We settle into a KOA campground somewhere in Oklahoma. Within an hour we're surrounded: lightning to the west and lightning to the east. Without a hint of what's coming, a jagged bolt of lightning touches down less than a quarter mile away from where I sit in the back seat of the van, bringing with it an explosion of energy so intense that I jump out of my seat in a warm rush of shock and fear. As the storms grow in strength, wind gusts shove against the broad side of the van with so much force that it bobs back and forth as if it were being pounded by waves. Vibrations driven by the thunder travel across the ground, up through the tires and the suspension, and resonate within the cushion on top of which we sleep.

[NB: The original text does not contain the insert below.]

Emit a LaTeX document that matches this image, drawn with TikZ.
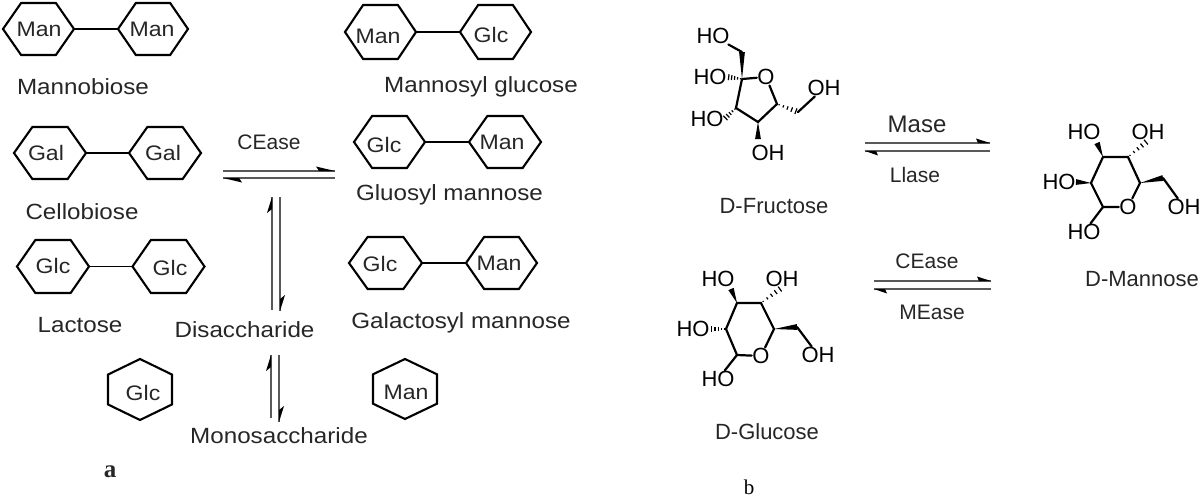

There's this perfect kind of connection to storms that I feel when I'm in the van. Unlike in a house, the rain and the wind sit only inches away, beyond a thin barrier of windows or sheet metal or fiberglass. I can feel their energy and their character. They come alive. But there's also a sense of comfort that doesn't exist in a tent. In the van I don't have to worry about a torrent of water coming in through the floor or the door flap and soaking everything I own. When the temperature drops I stay warm. And there's no danger of lightning shooting down into the web of metal poles and ending the life of everyone inside in a split second.
The flashes in the sky continue until long after all three of us have fallen asleep.
Eastern Oklahoma blends into Arkansas on Wednesday. The state line sign gives us the only hint that anything has changed. It's a landscape of gentle rolling hills, thick leafy trees, and pasture land dotted with small farms. It's all lush and green and healthy. I'd never before thought about cycling in this part of the country, and yet all of a sudden the only thing I can think about is when I'll have the chance to ride there. It's beautiful. The towns are small and the pace seems slow. It's hilly, but so is just about every other place in the world worth riding through.
But we're not riding here. We're not riding anywhere. What we're doing is making sure that the riding is as difficult as possible once we start pushing away from Maine next week. Even though we both feel out of shape after spending the last two and a half months with friends and family on the West Coast, eating too much food most every day and exercising not at all, we stop for dinner at Cracker Barrel. With only the slightest amount of guilt, down the hatch go eggs and bacon, pancakes with blueberry syrup, buttered rolls, and deep-fried apples. There's only one plus to all of it: I'm not sure there's any place in America that can make you feel better about the way you look than a Cracker Barrel restaurant in Central Arkansas.
We roll into Tennessee at dark. Home for the night becomes a Flying J truck stop half an hour east of Memphis, where a semi rumbles into the parking lot every three minutes. With Walter pressed up against my leg, we fall asleep to a podcast where the even tones of an astronomy professor explain how Earth's seasons work.